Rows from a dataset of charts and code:
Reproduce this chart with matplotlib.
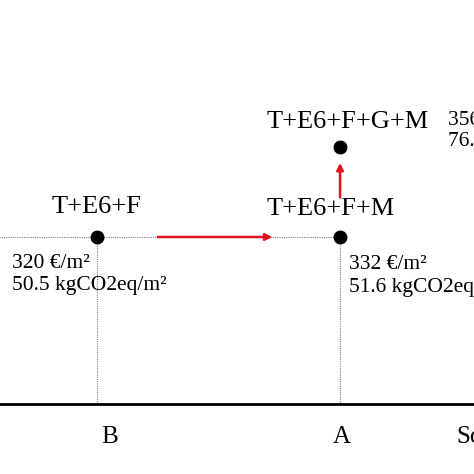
import matplotlib.pyplot as plt

# scenario data
names = ['T+E6+F', 'T+E6+F+M', 'T+E6+F+G+M']
xpos = [1.0, 2.0, 2.0]          # B, A, A
level = [1.0, 1.0, 1.54]        # vertical position of each point
costs = [320, 332, 356]         # €/m2
co2 = [50.5, 51.6, 76.9]        # kgCO2eq/m2
axis_labels = ['B', 'A', 'Scenario']

plt.rcParams['font.family'] = ['Liberation Serif', 'DejaVu Serif']

fig = plt.figure(figsize=(4.74, 4.74), dpi=100)
ax = fig.add_axes([0, 0, 1, 1])
ax.set_xlim(0.601, 2.551)
ax.set_ylim(-0.419, 2.419)
ax.axis('off')

# base axis line
ax.axhline(0, color='black', lw=2)

# dotted guides
ax.plot([0.5, xpos[1]], [level[0], level[1]], ls=(0, (1, 1)), color='gray', lw=0.8, zorder=1)
for i in range(2):
    ax.plot([xpos[i], xpos[i]], [0, level[i]], ls=(0, (1, 1)), color='gray', lw=0.8, zorder=1)

# points
ax.plot(xpos, level, 'o', color='black', ms=9, zorder=3)

# red arrows
ax.annotate('', xy=(1.733, level[0]), xytext=(1.239, level[0]),
            arrowprops=dict(arrowstyle='-|>', color='#e0141e', lw=1.8, mutation_scale=10))
ax.annotate('', xy=(2.0, 1.46), xytext=(2.0, 1.22),
            arrowprops=dict(arrowstyle='-|>', color='#e0141e', lw=1.8, mutation_scale=10))

# scenario names
name_pos = [(1.0, 1.18), (1.963, 1.17), (2.03, 1.69)]
for n, (x, y) in zip(names, name_pos):
    ax.text(x, y, n, ha='center', va='center', fontsize=19)

# values
val_pos = [(0.650, 0.844, 0.707), (2.037, 0.838, 0.695), (2.444, 1.70, 1.57)]
for c, e, (x, y1, y2) in zip(costs, co2, val_pos):
    ax.text(x, y1, f'{c} €/m²', ha='left', va='center', fontsize=15.5)
    ax.text(x, y2, f'{e} kgCO2eq/m²', ha='left', va='center', fontsize=15.5)

# x labels
lab_pos = [(1.053, 'center'), (2.008, 'center'), (2.477, 'left')]
for lab, (x, ha) in zip(axis_labels, lab_pos):
    ax.text(x, -0.198, lab, ha=ha, va='center', fontsize=18)

fig.savefig('out.png', dpi=100)
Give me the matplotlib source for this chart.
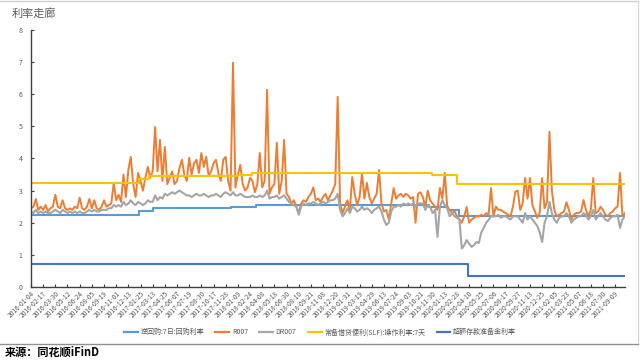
import numpy as np
import matplotlib
matplotlib.use("Agg")
import matplotlib.pyplot as plt
from matplotlib.lines import Line2D

plt.rcParams['font.family'] = ['Noto Sans CJK SC', 'DejaVu Sans']

# 横轴标签（每30个交易日一个）
tick_labels = [
    "2016-01-04", "2016-02-17", "2016-03-30", "2016-05-12", "2016-06-24", "2016-08-05",
    "2016-09-19", "2016-11-01", "2016-12-13", "2017-01-25", "2017-03-13", "2017-04-25",
    "2017-06-07", "2017-07-19", "2017-08-30", "2017-10-17", "2017-11-28", "2018-01-09",
    "2018-02-24", "2018-04-08", "2018-05-18", "2018-06-30", "2018-08-10", "2018-09-21",
    "2018-11-08", "2018-12-20", "2019-01-31", "2019-03-19", "2019-04-29", "2019-06-13",
    "2019-07-24", "2019-09-03", "2019-10-21", "2019-11-30", "2020-01-13", "2020-02-28",
    "2020-04-10", "2020-05-25", "2020-07-06", "2020-08-17", "2020-09-27", "2020-11-13",
    "2020-12-25", "2021-02-05", "2021-03-23", "2021-05-07", "2021-06-18", "2021-07-30",
    "2021-09-09",
]
label_every = 30
n_days = 1465
sample_step = 6

# R007 / DR007，每6个交易日取一个读数
r007 = [
    2.45, 2.5, 2.74, 2.4, 2.5,   2.4, 2.55, 2.35, 2.45, 2.5,
    2.87, 2.5, 2.45, 2.7, 2.45,  2.4, 2.45, 2.4, 2.5, 2.45,
    2.78, 2.45, 2.4, 2.5, 2.74,  2.45, 2.7, 2.45, 2.4, 2.5,
    2.7, 2.5, 2.55, 2.6, 3.24,   2.7, 2.87, 2.65, 3.49, 2.8,
    3.64, 4.05, 3.2, 2.8, 3.55,  3.3, 3.0, 3.4, 3.74, 3.4,
    3.6, 4.98, 3.6, 4.58, 3.3,   4.36, 3.2, 3.4, 3.6, 3.2,
    3.3, 3.7, 3.96, 3.5, 3.3,    4.02, 3.5, 3.85, 3.96, 3.55,
    4.17, 3.74, 4.05, 3.45, 3.6, 3.85, 3.96, 3.55, 3.3, 3.96,
    4.05, 3.3, 3.0, 6.98, 3.1,   3.5, 3.8, 3.2, 3.0, 3.1,
    3.4, 3.3, 2.95, 3.2, 4.17,   3.1, 3.3, 6.14, 2.9, 3.1,
    3.2, 4.49, 2.9, 3.3, 4.58,   2.9, 2.8, 2.6, 2.7, 2.5,
    2.3, 2.6, 2.7, 2.65, 2.8,    2.9, 3.1, 2.7, 2.75, 2.65,
    2.8, 2.9, 2.7, 2.85, 3.0,    3.2, 5.92, 2.6, 2.3, 2.5,
    2.7, 2.4, 3.42, 2.9, 2.55,   2.8, 3.55, 2.75, 3.24, 2.8,
    2.6, 2.75, 2.9, 3.64, 2.6,   2.35, 2.4, 2.1, 2.6, 3.08,
    2.75, 2.85, 2.9, 2.8, 2.9,   2.85, 2.75, 2.8, 2.0, 2.9,
    2.95, 2.8, 2.5, 3.0, 2.7,    2.6, 2.5, 2.4, 3.08, 2.75,
    3.55, 2.5, 2.4, 2.3, 2.36,   2.2, 2.1, 2.0, 2.2, 2.49,
    2.0, 2.1, 2.15, 2.2, 2.2,    2.25, 2.2, 2.3, 2.25, 3.08,
    2.2, 2.5, 2.4, 2.4, 2.35,    2.3, 2.25, 2.2, 2.5, 2.97,
    3.0, 2.4, 2.6, 3.39, 2.75,   3.39, 2.55, 2.36, 2.15, 2.3,
    3.39, 2.45, 2.65, 4.83, 3.0, 2.4, 2.2, 2.25, 2.3, 2.35,
    2.64, 2.4, 2.1, 2.25, 2.3,   2.3, 2.35, 2.71, 2.4, 2.2,
    2.4, 3.39, 2.3, 2.35, 2.5,   2.4, 2.25, 2.2, 2.3, 2.35,
    2.45, 2.5, 3.55, 2.2, 2.3,
]
dr007 = [
    2.35, 2.3, 2.4, 2.3, 2.35,   2.3, 2.35, 2.3, 2.3, 2.35,
    2.4, 2.35, 2.3, 2.4, 2.35,   2.3, 2.35, 2.3, 2.35, 2.3,
    2.35, 2.3, 2.3, 2.35, 2.4,   2.35, 2.4, 2.35, 2.35, 2.4,
    2.4, 2.4, 2.45, 2.45, 2.55,  2.5, 2.55, 2.5, 2.65, 2.55,
    2.6, 2.7, 2.6, 2.55, 2.65,   2.6, 2.55, 2.6, 2.7, 2.65,
    2.65, 2.85, 2.7, 2.8, 2.75,  2.9, 2.85, 2.9, 2.95, 2.9,
    2.95, 3.0, 2.95, 2.9, 2.85,  2.85, 2.8, 2.85, 2.9, 2.85,
    2.85, 2.9, 2.85, 2.8, 2.85,  2.85, 2.9, 2.85, 2.8, 2.9,
    2.95, 2.9, 2.85, 2.95, 2.85, 2.85, 2.9, 2.85, 2.8, 2.8,
    2.8, 2.85, 2.8, 2.8, 2.85,   2.8, 2.85, 3.0, 2.75, 2.8,
    2.8, 2.85, 2.75, 2.8, 2.85,  2.75, 2.65, 2.6, 2.55, 2.5,
    2.25, 2.5, 2.6, 2.55, 2.6,   2.6, 2.65, 2.6, 2.55, 2.6,
    2.65, 2.6, 2.65, 2.7, 2.7,   2.75, 2.9, 2.4, 2.2, 2.3,
    2.45, 2.3, 2.5, 2.45, 2.35,  2.4, 2.5, 2.4, 2.45, 2.4,
    2.3, 2.4, 2.45, 2.5, 2.35,   2.1, 1.93, 2.0, 2.35, 2.5,
    2.5, 2.55, 2.5, 2.6, 2.55,   2.6, 2.55, 2.6, 2.5, 2.6,
    2.6, 2.6, 2.4, 2.55, 2.5,    2.3, 2.4, 1.56, 2.5, 2.7,
    2.55, 2.45, 2.2, 2.3, 2.2,   2.15, 2.1, 1.2, 1.3, 1.46,
    1.35, 1.25, 1.3, 1.4, 1.37,  1.7, 1.84, 2.0, 2.09, 2.2,
    2.2, 2.2, 2.25, 2.15, 2.2,   2.2, 2.15, 2.1, 2.2, 2.2,
    2.2, 2.1, 2.0, 2.3, 2.1,     2.2, 2.1, 2.0, 1.9, 1.7,
    1.4, 2.0, 2.2, 2.65, 2.3,    2.1, 2.0, 2.15, 2.2, 2.2,
    2.3, 2.2, 2.0, 2.1, 2.15,    2.2, 2.2, 2.3, 2.25, 2.1,
    2.2, 2.4, 2.1, 2.2, 2.3,     2.2, 2.1, 2.05, 2.15, 2.2,
    2.2, 2.25, 1.84, 2.1, 2.2,
]

# 阶梯型政策利率：起始交易日序号 + 利率
repo_start = [0, 266, 302, 493, 555, 982, 1028, 1055]
repo_rate = [2.25, 2.35, 2.45, 2.5, 2.55, 2.5, 2.4, 2.2]
slf_start = [0, 266, 290, 508, 545, 989, 1050]
slf_rate = [3.25, 3.35, 3.45, 3.5, 3.55, 3.5, 3.2]
excess_start = [0, 1078]
excess_rate = [0.72, 0.35]

names = ["逆回购:7日:回购利率", "R007", "DR007", "常备借贷便利(SLF):操作利率:7天", "超额存款准备金利率"]
colors = ["#5B9BD5", "#ED7D31", "#A5A5A5", "#FFC000", "#4472C4"]


def step_xy(starts, rates):
    x = list(starts) + [n_days - 1]
    y = list(rates) + [rates[-1]]
    return x, y


fig = plt.figure(figsize=(6.4, 3.61), dpi=100)
ax = fig.add_axes([0.0484, 0.205, 0.928, 0.712])

xs = np.arange(len(r007)) * sample_step
x, y = step_xy(repo_start, repo_rate)
ax.plot(x, y, drawstyle='steps-post', color=colors[0], lw=1.5)
ax.plot(xs, r007, color=colors[1], lw=1.4)
ax.plot(xs, dr007, color=colors[2], lw=1.5)
x, y = step_xy(slf_start, slf_rate)
ax.plot(x, y, drawstyle='steps-post', color=colors[3], lw=1.5)
x, y = step_xy(excess_start, excess_rate)
ax.plot(x, y, drawstyle='steps-post', color=colors[4], lw=1.5)

ax.set_xlim(0, n_days - 1)
ax.set_ylim(0, 8)
ax.set_yticks(range(0, 9))
ax.set_xticks(np.arange(len(tick_labels)) * label_every)
ax.set_xticklabels(tick_labels, rotation=45, ha='right', rotation_mode='anchor')
ax.tick_params(axis='x', direction='in', length=2.5, width=0.8, color='#404040',
               labelsize=4.8, labelcolor='#595959', pad=2)
ax.tick_params(axis='y', direction='in', length=2.5, width=0.8, color='#404040',
               labelsize=5, labelcolor='#595959', pad=6)
for s in ['top', 'right']:
    ax.spines[s].set_visible(False)
for s in ['left', 'bottom']:
    ax.spines[s].set_color('#404040')
    ax.spines[s].set_linewidth(1.0)

handles = [Line2D([], [], color=c, lw=1.6) for c in colors]
fig.legend(handles, names, loc='center', bbox_to_anchor=(0.5, 0.08), ncol=5,
           frameon=False, fontsize=5, handlelength=2.0, handletextpad=0.4,
           columnspacing=1.6, labelcolor='#595959')

fig.text(12 / 640, 1 - 13 / 361, "利率走廊", fontsize=8, color='#595959', va='center')
fig.text(5 / 640, 1 - 352 / 361, "来源：同花顺iFinD", fontsize=8, fontweight='bold',
         color='#000000', va='center')

# 图表边框
fig.add_artist(Line2D([0, 638 / 640], [1 - 1 / 361, 1 - 1 / 361], color='#D0D0D0', lw=1))
fig.add_artist(Line2D([638 / 640, 638 / 640], [1 - 1 / 361, 1 - 344 / 361], color='#D9D9D9', lw=1))
fig.add_artist(Line2D([0, 638 / 640], [1 - 344 / 361, 1 - 344 / 361], color='#909090', lw=1))

fig.savefig("out.png", dpi=100)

Short exercise:
Exactly reproduce the run of lines from the start of the listing through the line with "plt.rcParams['font.family'] = ['Liberation", inclusive; pictures are not copied.

Solved problem:
Reproduce this chart with matplotlib.
import matplotlib.pyplot as plt

# scenario data
names = ['T+E6+F', 'T+E6+F+M', 'T+E6+F+G+M']
xpos = [1.0, 2.0, 2.0]          # B, A, A
level = [1.0, 1.0, 1.54]        # vertical position of each point
costs = [320, 332, 356]         # €/m2
co2 = [50.5, 51.6, 76.9]        # kgCO2eq/m2
axis_labels = ['B', 'A', 'Scenario']

plt.rcParams['font.family'] = ['Liberation Serif', 'DejaVu Serif']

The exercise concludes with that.